Ignoring these small details makes you look like a "tourist" rather than a "guest." There's a massive difference in how you're treated when you show even a baseline level of cultural competency.
The Villa Selection Trap
Not all villas are created equal, even at this price point. People often book the "One Bedroom Pool Villa" and assume they're getting a river view. Many of those villas are tucked into the lush gardens. They're private and beautiful, but if your heart is set on watching the water, you've made a mistake.
I've seen guests get into heated arguments at the front desk because their villa faces a stone wall and jungle rather than the rice paddies. The fix is to look at the site map before you put your credit card down. If you want the rice terrace experience, you need to be specific. If you want the river, you pay the premium for it. Don't "hope for an upgrade" during peak season. This property runs at high occupancy, and the chances of a complimentary move to a riverfront villa are slim to none.
Trying To Save Money On Food Outside The Gates
Ubud has an incredible food scene, but there's a specific type of guest who stays at a Reserve and then spends their evening hunting for a $5 meal down the street just to "save money." I’m all for authentic local food, but if you’re doing it just to offset the room cost, you’re missing the point of the on-site culinary program.
The dining at this property is integrated into the environment. The "Sawah Terrace" isn't just a restaurant; it’s an extension of the farm. If you’re constantly leaving the property to avoid the "resort tax," you’re breaking the immersion. My advice is to budget for at least 70% of your meals on-site. If you can't afford to eat there, you're better off staying at a lower-tier hotel in the center of Ubud where you can walk to the cafes easily. Trying to "hack" the cost of a Reserve stay by eating cheap takeout in your $2,000 villa is a vibe-killer that I've seen backfire countless times.
Reality Check
Let's be blunt: staying here is an investment in a specific kind of stillness. If you're the type of person who needs a fast-paced environment, a giant communal pool with a DJ, or a nightlife scene within walking distance, you are making a mistake by booking here. You will get bored. You will think it's too quiet. You will complain about the frogs making noise at night.

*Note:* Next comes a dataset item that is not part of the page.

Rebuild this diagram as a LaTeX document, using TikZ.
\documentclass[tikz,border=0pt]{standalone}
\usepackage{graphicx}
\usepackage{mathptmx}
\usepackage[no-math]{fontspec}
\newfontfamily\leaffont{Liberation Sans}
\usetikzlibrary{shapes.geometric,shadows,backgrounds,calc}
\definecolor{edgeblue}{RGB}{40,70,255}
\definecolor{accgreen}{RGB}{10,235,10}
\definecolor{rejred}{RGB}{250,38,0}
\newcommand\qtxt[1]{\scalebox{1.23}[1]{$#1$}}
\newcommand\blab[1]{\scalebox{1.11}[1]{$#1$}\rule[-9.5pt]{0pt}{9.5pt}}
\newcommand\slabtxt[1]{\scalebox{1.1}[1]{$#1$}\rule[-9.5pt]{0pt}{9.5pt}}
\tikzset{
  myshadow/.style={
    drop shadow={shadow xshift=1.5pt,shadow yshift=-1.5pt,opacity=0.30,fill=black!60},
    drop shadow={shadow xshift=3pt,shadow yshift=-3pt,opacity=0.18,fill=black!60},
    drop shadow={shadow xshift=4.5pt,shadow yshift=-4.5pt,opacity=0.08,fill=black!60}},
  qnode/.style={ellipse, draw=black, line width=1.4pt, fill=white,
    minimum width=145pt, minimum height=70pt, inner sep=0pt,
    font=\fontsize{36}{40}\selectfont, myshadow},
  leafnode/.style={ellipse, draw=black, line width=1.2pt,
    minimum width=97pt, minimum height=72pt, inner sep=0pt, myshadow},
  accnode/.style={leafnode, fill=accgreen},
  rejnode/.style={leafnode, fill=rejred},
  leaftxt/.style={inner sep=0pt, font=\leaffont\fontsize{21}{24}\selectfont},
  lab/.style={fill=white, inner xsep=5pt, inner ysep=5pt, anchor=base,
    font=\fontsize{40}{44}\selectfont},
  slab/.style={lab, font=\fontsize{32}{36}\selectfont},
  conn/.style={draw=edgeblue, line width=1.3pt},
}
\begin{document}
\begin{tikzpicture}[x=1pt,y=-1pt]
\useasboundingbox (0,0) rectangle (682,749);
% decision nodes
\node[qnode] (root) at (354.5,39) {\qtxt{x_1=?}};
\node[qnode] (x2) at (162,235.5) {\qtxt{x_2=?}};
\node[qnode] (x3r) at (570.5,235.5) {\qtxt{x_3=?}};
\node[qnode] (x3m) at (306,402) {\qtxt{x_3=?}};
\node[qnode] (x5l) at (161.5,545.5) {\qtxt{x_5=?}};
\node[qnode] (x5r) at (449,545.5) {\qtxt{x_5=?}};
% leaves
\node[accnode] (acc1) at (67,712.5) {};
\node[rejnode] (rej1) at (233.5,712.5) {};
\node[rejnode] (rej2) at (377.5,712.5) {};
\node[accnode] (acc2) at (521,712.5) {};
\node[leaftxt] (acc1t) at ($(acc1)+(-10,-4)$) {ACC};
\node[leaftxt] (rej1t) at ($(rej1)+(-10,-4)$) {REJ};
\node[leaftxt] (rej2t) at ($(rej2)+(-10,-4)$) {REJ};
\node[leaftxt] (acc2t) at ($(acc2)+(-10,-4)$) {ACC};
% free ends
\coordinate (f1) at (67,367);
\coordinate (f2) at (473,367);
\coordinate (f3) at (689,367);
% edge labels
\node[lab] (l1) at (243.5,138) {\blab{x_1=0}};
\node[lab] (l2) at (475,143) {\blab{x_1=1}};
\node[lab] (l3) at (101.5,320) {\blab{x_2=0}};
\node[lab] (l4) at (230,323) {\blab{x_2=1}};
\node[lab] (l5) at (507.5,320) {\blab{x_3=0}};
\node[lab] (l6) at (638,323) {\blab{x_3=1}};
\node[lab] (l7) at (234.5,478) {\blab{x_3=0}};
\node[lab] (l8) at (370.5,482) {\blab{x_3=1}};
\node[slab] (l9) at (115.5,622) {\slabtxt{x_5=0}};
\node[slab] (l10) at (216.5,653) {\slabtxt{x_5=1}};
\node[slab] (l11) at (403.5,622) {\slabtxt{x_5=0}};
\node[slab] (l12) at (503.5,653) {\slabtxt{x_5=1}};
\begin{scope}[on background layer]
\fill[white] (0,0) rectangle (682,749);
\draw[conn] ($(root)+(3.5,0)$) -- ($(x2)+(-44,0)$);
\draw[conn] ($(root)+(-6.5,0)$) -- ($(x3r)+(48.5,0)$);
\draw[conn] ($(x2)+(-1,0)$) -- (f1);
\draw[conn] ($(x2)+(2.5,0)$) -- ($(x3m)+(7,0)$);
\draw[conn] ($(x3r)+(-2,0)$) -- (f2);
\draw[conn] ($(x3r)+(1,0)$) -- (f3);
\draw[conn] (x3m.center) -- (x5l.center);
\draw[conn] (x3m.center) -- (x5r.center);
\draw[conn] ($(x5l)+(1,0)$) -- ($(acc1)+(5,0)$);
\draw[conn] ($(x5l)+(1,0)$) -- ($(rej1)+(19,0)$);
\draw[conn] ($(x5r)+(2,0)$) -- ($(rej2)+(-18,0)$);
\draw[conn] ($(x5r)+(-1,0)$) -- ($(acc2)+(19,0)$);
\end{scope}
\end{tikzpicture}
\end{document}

Success at this level of travel requires you to surrender your schedule. It requires you to accept that a tropical environment comes with bugs, humidity, and a slower pace of life. You can't "win" at Bali by seeing the most temples. You "win" by doing less. If you aren't prepared to put your phone in the safe, sit on your deck, and watch the mist roll off the Ayung River for three hours without feeling the need to "do something," then you're wasting your money.

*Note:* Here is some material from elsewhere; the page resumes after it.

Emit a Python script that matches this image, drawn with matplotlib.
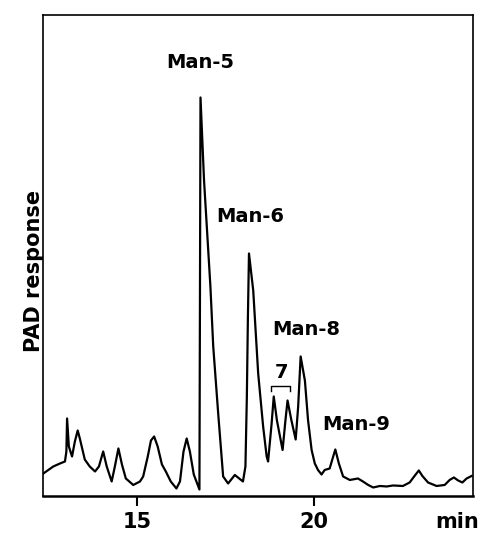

The most satisfied guests I've worked with are the ones who show up with no more than two planned activities for a four-day stay. They let the Patih suggest things based on the weather and the local temple calendar. They don't treat the resort as a base camp for an Ubud marathon; they treat it as the destination itself. If you can't do that, book a Marriott in Nusa Dua and save yourself the long drive to the mountains. This place is for people who want to disappear, not for people who want to be seen.